In Pennsylvania, the Occupational Safety and Health Administration regulations apply to construction sites and other workplaces. Ladder accidents typically involve not only OSHA regulations, but also Pennsylvania products liability laws related to defective design, defective manufacture or failure to warn. Below are some common OSHA requirements related to use of defective ladders in the workplace.
OSHA Requirements for Defective Ladders
OSHA rules apply to all ladders used in construction, alteration, repair, and painting at most work sites. As a general rule, OSHA applies to the majority of construction and remodeling jobs. OSHA does not however apply to self-employed persons.
Defective ladders are subject to the following OSHA rules:
- Defective portable ladders with structural defects, such as broken or missing rungs, cleats or steps, broken or split rails, or other faulty or defective components, must immediately be marked defective or tagged with “Do Not Use” or similar language and withdrawn from service until repaired.
- Fixed ladders with structural defects, such as broken or missing rungs, cleats or steps, broken or split rails or corroded components, must be withdrawn from service until repaired.
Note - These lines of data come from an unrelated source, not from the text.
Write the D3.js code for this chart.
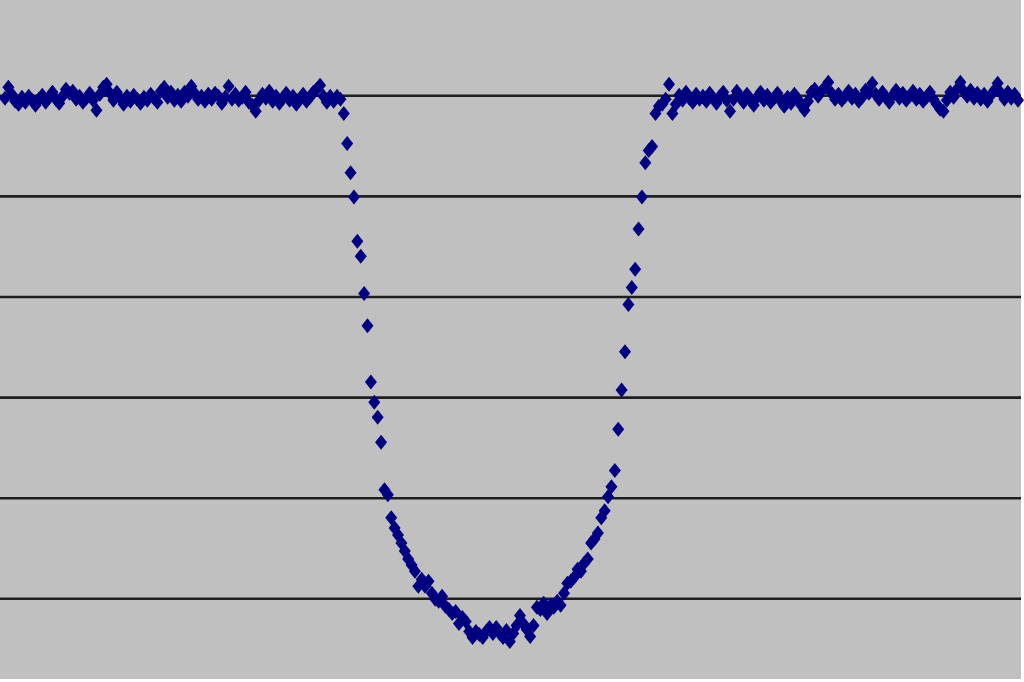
<!DOCTYPE html>
<html>
<head>
<meta charset="utf-8">
<script src="https://cdn.jsdelivr.net/npm/d3@7"></script>
<style>
  body { margin: 0; background: #fff; }
</style>
</head>
<body>
<script>
// Light curve: relative flux, one value per observation
var preTransit = [
  0.9997, 1.0008, 1.0001, 0.9994, 0.9991, 0.9998, 0.9993, 0.9999, 0.9995, 0.9990,
  0.9996, 1.0000, 0.9993, 0.9998, 1.0003, 0.9996, 0.9992, 0.9999, 1.0006, 1.0002,
  1.0004, 0.9996, 0.9999, 0.9993, 0.9997, 1.0002, 0.9995, 0.9985, 1.0001, 1.0008,
  1.0011, 1.0002, 0.9995, 1.0003, 0.9997, 0.9991, 0.9999, 0.9994, 1.0000, 0.9996,
  0.9992, 0.9998, 0.9995, 1.0001, 0.9997, 0.9993, 1.0004, 1.0008, 0.9998, 1.0003,
  0.9995, 1.0000, 0.9994, 1.0003, 0.9999, 1.0009, 1.0002, 0.9996, 0.9999, 0.9994,
  1.0001, 0.9996, 1.0002, 0.9999, 0.9992, 0.9998, 1.0009, 0.9996, 1.0001, 0.9995,
  0.9998, 1.0003, 0.9993, 0.9990, 0.9984, 0.9995, 1.0001, 0.9997, 1.0004, 0.9994,
  0.9999, 0.9992, 0.9997, 1.0002, 0.9995, 0.9999, 0.9991, 0.9996, 1.0001, 0.9994,
  0.9998, 1.0003, 1.0006, 1.0010, 0.9999, 0.9993, 0.9999, 0.9994
];

var inTransit = [
  0.9999, 0.9996, 0.9982, 0.9952, 0.9923, 0.9899, 0.9855, 0.9840, 0.9803, 0.9771,
  0.9715, 0.9695, 0.9680, 0.9655, 0.9608, 0.9603, 0.9580, 0.9570, 0.9563, 0.9555,
  0.9547, 0.9539, 0.9533, 0.9527, 0.9512, 0.9519, 0.9512, 0.9517, 0.9505, 0.9499,
  0.9497, 0.9502, 0.9492, 0.9489, 0.9485, 0.9487, 0.9475, 0.9481, 0.9477, 0.9467,
  0.9461, 0.9467, 0.9464, 0.9461, 0.9467, 0.9471, 0.9465, 0.9471, 0.9465, 0.9461,
  0.9468, 0.9457, 0.9465, 0.9473, 0.9483, 0.9475, 0.9469, 0.9462, 0.9473, 0.9491,
  0.9489, 0.9495, 0.9485, 0.9493, 0.9491, 0.9497, 0.9493, 0.9505, 0.9515, 0.9517,
  0.9521, 0.9529, 0.9527, 0.9535, 0.9539, 0.9555, 0.9559, 0.9565, 0.9580, 0.9587,
  0.9601, 0.9611, 0.9627, 0.9668, 0.9707, 0.9745, 0.9792, 0.9809, 0.9827, 0.9867,
  0.9899, 0.9933, 0.9945, 0.9949, 0.9982, 0.9989, 0.9991, 0.9996, 1.0011
];

var postTransit = [
  0.9982, 0.9991, 1.0000, 0.9995, 1.0003, 0.9997, 0.9993, 1.0001, 0.9996, 0.9999,
  0.9994, 1.0002, 0.9997, 0.9992, 0.9999, 1.0003, 0.9995, 0.9984, 0.9996, 1.0004,
  0.9998, 0.9993, 1.0001, 0.9996, 0.9990, 0.9998, 1.0003, 0.9995, 1.0000, 0.9993,
  0.9997, 1.0002, 0.9994, 0.9989, 0.9998, 0.9992, 1.0001, 0.9996, 0.9990, 0.9985,
  0.9994, 1.0003, 1.0006, 0.9999, 1.0004, 1.0008, 1.0013, 1.0002, 0.9996, 1.0001,
  0.9995, 0.9999, 1.0004, 0.9997, 1.0001, 0.9994, 0.9998, 1.0005, 1.0002, 1.0012,
  1.0001, 0.9996, 1.0003, 0.9998, 0.9993, 1.0000, 1.0005, 0.9997, 1.0002, 0.9995,
  0.9999, 1.0004, 0.9996, 1.0001, 0.9994, 0.9998, 1.0003, 0.9996, 0.9991, 0.9986,
  0.9984, 0.9995, 1.0003, 0.9998, 1.0006, 1.0013, 1.0004, 0.9999, 1.0005, 0.9997,
  1.0002, 0.9996, 1.0001, 0.9994, 1.0000, 1.0005, 1.0012, 1.0002, 0.9996, 1.0003,
  0.9997, 1.0001, 0.9995
];

var gridValues = [0.95, 0.96, 0.97, 0.98, 0.99, 1.00];

var flux = preTransit.concat(inTransit, postTransit);

var width = 1024,
    height = 682,
    plotW = 1021,
    plotH = 679;

var svg = d3.select("body").append("svg")
    .attr("width", width)
    .attr("height", height);

// gray plot area
svg.append("rect")
    .attr("width", plotW)
    .attr("height", plotH)
    .style("fill", "#c0c0c0");

var x = d3.scaleLinear()
    .domain([0, flux.length - 1])
    .range([5, 1018]);

var y = d3.scaleLinear()
    .domain([0.94198, 1.00947])
    .range([plotH, 0]);

// gridlines only, no labels
var grid = svg.append("g")
    .call(d3.axisLeft(y).tickValues(gridValues).tickSize(-plotW).tickFormat(""));
grid.select(".domain").remove();
grid.selectAll("line")
    .style("stroke", "#1e1e1e")
    .style("stroke-width", 2.6);

var diamond = "M0,-7.5L6,0L0,7.5L-6,0Z";

svg.append("g").selectAll("path")
    .data(flux)
    .enter()
    .append("path")
    .attr("d", diamond)
    .attr("transform", function(d, i) { return "translate(" + x(i) + "," + y(d) + ")"; })
    .style("fill", "#000080");
</script>
</body>
</html>
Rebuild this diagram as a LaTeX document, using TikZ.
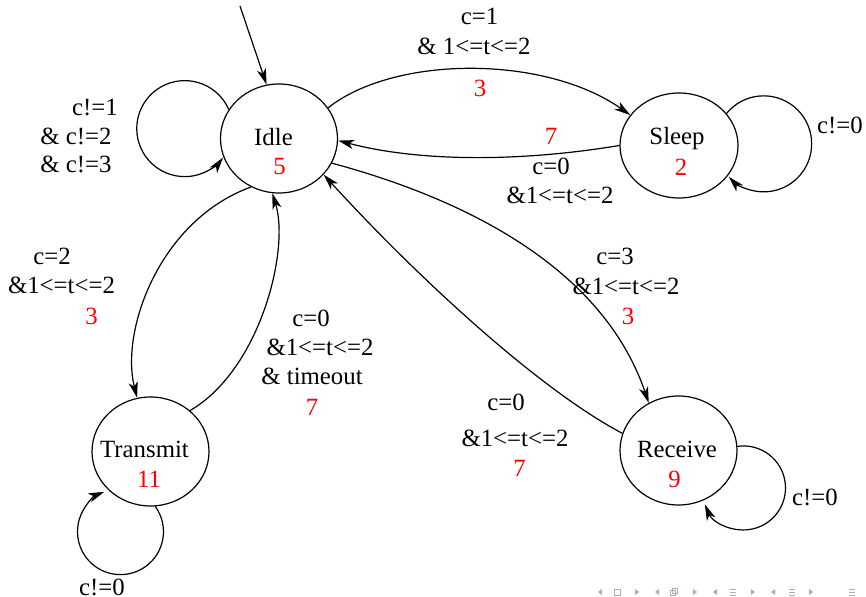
\documentclass[tikz,border=0pt]{standalone}
\usepackage{fontspec}
\setmainfont{Liberation Serif}
\usetikzlibrary{arrows.meta,shapes.geometric}
\definecolor{navgray}{RGB}{172,172,188}
\begin{document}
\begin{tikzpicture}[x=0.5pt,y=-0.5pt,
  every node/.style={font=\fontsize{12.4}{15}\selectfont},
  state/.style={draw, ellipse, line width=0.6pt, inner sep=0pt,
                minimum width=58.5pt, minimum height=54.5pt},
  txt/.style={anchor=base, inner sep=0pt},
  cost/.style={txt, text=red},
  trans/.style={line width=0.6pt, -{Stealth[length=8pt,width=4.6pt,inset=2.2pt]}},
  navsym/.style={fill=navgray, draw=none},
  navline/.style={draw=navgray, line width=0.5pt}
]
\useasboundingbox (0,0) rectangle (866,597);

% states
\node[state] (idle) at (279,138.5) {};
\node[state, minimum width=59pt, minimum height=52.5pt] (sleep) at (679,145.5) {};
\node[state] (transmit) at (150.5,451.5) {};
\node[state] (receive) at (678.5,450.5) {};

% state names and costs
\node[txt]  (idlename)  at (273.5,146) {Idle};
\node[cost] (idlecost)  at (279.5,175) {5};
\node[txt]  (sleepname) at (677,145)   {Sleep};
\node[cost] (sleepcost) at (681,176)   {2};
\node[txt]  (trname)    at (144.5,458) {Transmit};
\node[cost] (trcost)    at (149,488)   {11};
\node[txt]  (rcname)    at (677,458)   {Receive};
\node[cost] (rccost)    at (674.5,488) {9};

% initial transition
\coordinate (init) at (240,6);
\draw[trans] (init) -- (idle.103);

% transitions between states
\draw[trans] (idle.32) .. controls (395,55) and (545,55) .. (sleep.148);
\draw[trans] (sleep.180) .. controls (520,162) and (420,162) .. (idle.-2);
\draw[trans] (idle.240) .. controls (160,220) and (120,330) .. (transmit.104);
\draw[trans] (transmit.46) .. controls (260,370) and (290,250) .. (idle.263);
\draw[trans] (idle.-25) .. controls (450,195) and (600,260) .. (receive.122);
\draw[trans] (receive.163) .. controls (540,390) and (420,280) .. (idle.-39);

% self loops
\draw[trans] (idle.150) arc[start angle=-23.5, end angle=-323, radius=48];
\draw[trans] (sleep.34) arc[start angle=-140.7, end angle=136.7, radius=48];
\draw[trans] (receive.4) arc[start angle=-98.3, end angle=157, radius=42];
\draw[trans] (transmit.-85) arc[start angle=-35.9, end angle=248, radius=43];

% guards and costs: Idle -> Sleep
\node[txt]  (g1a) at (479.5,25) {c=1};
\node[txt]  (g1b) at (474,55)   {\& 1<=t<=2};
\node[cost] (g1c) at (480,97)   {3};
% Sleep -> Idle
\node[cost] (g2c) at (551,145)  {7};
\node[txt]  (g2a) at (551,175)  {c=0};
\node[txt]  (g2b) at (560,204)  {\&1<=t<=2};
% Idle loop
\node[txt]  (g3a) at (95,116)   {c!=1};
\node[txt]  (g3b) at (76,145)   {\& c!=2};
\node[txt]  (g3c) at (76,173)   {\& c!=3};
% Idle -> Transmit
\node[txt]  (g4a) at (52,265)   {c=2};
\node[txt]  (g4b) at (61.5,294) {\&1<=t<=2};
\node[cost] (g4c) at (91.5,325) {3};
% Transmit -> Idle
\node[txt]  (g5a) at (311,327)  {c=0};
\node[txt]  (g5b) at (320,356)  {\&1<=t<=2};
\node[txt]  (g5c) at (312,385)  {\& timeout};
\node[cost] (g5d) at (312,416)  {7};
% Idle -> Receive
\node[txt]  (g6a) at (615,265)  {c=3};
\node[txt]  (g6b) at (626,295)  {\&1<=t<=2};
\node[cost] (g6c) at (628,325)  {3};
% Receive -> Idle
\node[txt]  (g7a) at (506,411)  {c=0};
\node[txt]  (g7b) at (515,447)  {\&1<=t<=2};
\node[cost] (g7c) at (519.5,477){7};
% loop guards
\node[txt]  (g8)  at (840,134)  {c!=0};
\node[txt]  (g9)  at (815,506)  {c!=0};
\node[txt]  (g10) at (102,595)  {c!=0};

% navigation symbols
\foreach \x in {600,657,715,773}
  \fill[navsym] (\x-2,592) -- (\x+2,589) -- (\x+2,595) -- cycle;
\foreach \x in {637,695,753,811}
  \fill[navsym] (\x+2,592) -- (\x-2,589) -- (\x-2,595) -- cycle;
\draw[navline] (614,589) rectangle (620,595);
\draw[navline] (670,590) rectangle (675,595);
\draw[navline] (672,588) rectangle (677,593);
\foreach \x in {733,792,852} {
  \draw[navline] (\x-3,589) -- (\x+3,589);
  \draw[navline] (\x-3,592) -- (\x+3,592);
  \draw[navline] (\x-3,595) -- (\x+3,595);
}
\end{tikzpicture}
\end{document}
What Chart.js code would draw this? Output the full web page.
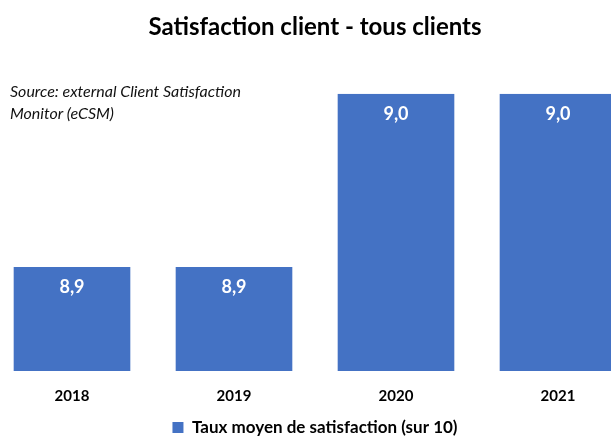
<!DOCTYPE html>
<html>
<head>
<meta charset="utf-8">
<script src="https://cdn.jsdelivr.net/npm/chart.js@4.4.1/dist/chart.umd.min.js"></script>
<style>
  html, body { margin: 0; padding: 0; background: #fff; overflow: hidden; }
  #wrap { position: absolute; left: -9px; top: 0; width: 648px; height: 436px; }
  #source {
    position: absolute; left: 10px; top: 80px;
    font: italic 16px Lato, sans-serif; line-height: 22px; color: #111;
  }
</style>
</head>
<body>
<div id="wrap"><canvas id="chart" width="648" height="436"></canvas></div>
<div id="source">Source: external Client Satisfaction<br>Monitor (eCSM)</div>
<script>
const annees = ['2018', '2019', '2020', '2021'];
const tauxMoyen = [8.9, 8.9, 9.0, 9.0];
const serieNom = 'Taux moyen de satisfaction (sur 10)';
const bleu = '#4472C4';

// etiquettes dans les barres, format francais
const etiquettes = {
  id: 'etiquettes',
  afterDatasetsDraw(chart) {
    const ctx = chart.ctx;
    const meta = chart.getDatasetMeta(0);
    ctx.save();
    ctx.fillStyle = '#fff';
    ctx.font = 'bold 18px Lato';
    ctx.textAlign = 'center';
    ctx.textBaseline = 'middle';
    meta.data.forEach((bar, i) => {
      ctx.fillText(tauxMoyen[i].toFixed(1).replace('.', ','), bar.x, bar.y + 20);
    });
    ctx.restore();
  }
};

new Chart(document.getElementById('chart'), {
  type: 'bar',
  data: {
    labels: annees,
    datasets: [{
      label: serieNom,
      data: tauxMoyen,
      backgroundColor: bleu,
      categoryPercentage: 1,
      barPercentage: 0.72
    }]
  },
  options: {
    responsive: false,
    animation: false,
    layout: { padding: { left: 0, right: 0, top: 0, bottom: -10 } },
    plugins: {
      title: {
        display: true,
        text: 'Satisfaction client - tous clients',
        color: '#000',
        font: { family: 'Lato', size: 24, weight: 'bold' },
        padding: { top: 13, bottom: 52 }
      },
      legend: {
        position: 'bottom',
        labels: {
          color: '#000',
          font: { family: 'Lato', size: 17, weight: 'bold' },
          boxWidth: 11,
          boxHeight: 11,
          padding: 0
        }
      },
      tooltip: { enabled: false }
    },
    scales: {
      x: {
        grid: { display: false, drawTicks: false },
        border: { display: false },
        ticks: { color: '#000', font: { family: 'Lato', size: 15, weight: 'bold' }, padding: 16 },
        afterFit(scale) { scale.height = 48; }
      },
      y: {
        display: false,
        min: 8.84,
        max: 9.0
      }
    }
  },
  plugins: [etiquettes]
});
</script>
</body>
</html>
- Defective fixed ladders are considered withdrawn from use when they are immediately tagged with “Do Not Use” or similar language, or marked in a manner that identifies them as defective.
- Ladder repairs must restore the ladder to a condition meeting its original design criteria before the ladder is returned to use.
Defective ladders are not the only cause of workplace ladder falls. There are many other causes of workplace ladder falls, such as:
- use of single rail ladders,
- failure to inspect ladders prior to use,
- exceeding the maximum intended load beyond the manufacturer’s rated capacity,
- use of ladders on slippery surfaces,
- use of ladders with worn steps, and
- use of ladders without nonconductive side rails, which increases chances of exposure to electrical equipment.
Under the laws of Pennsylvania and New Jersey, ladder accidents may result in liability of any number of parties, depending on the type of workplace. These are known as third party claims or claims against non-employers. In cases of an accident caused by a defective ladder, contractors, subcontractors, ladder manufacturers, and distributors may be liable. These claims would be made in addition to, or on top of, the workers’ compensation claim.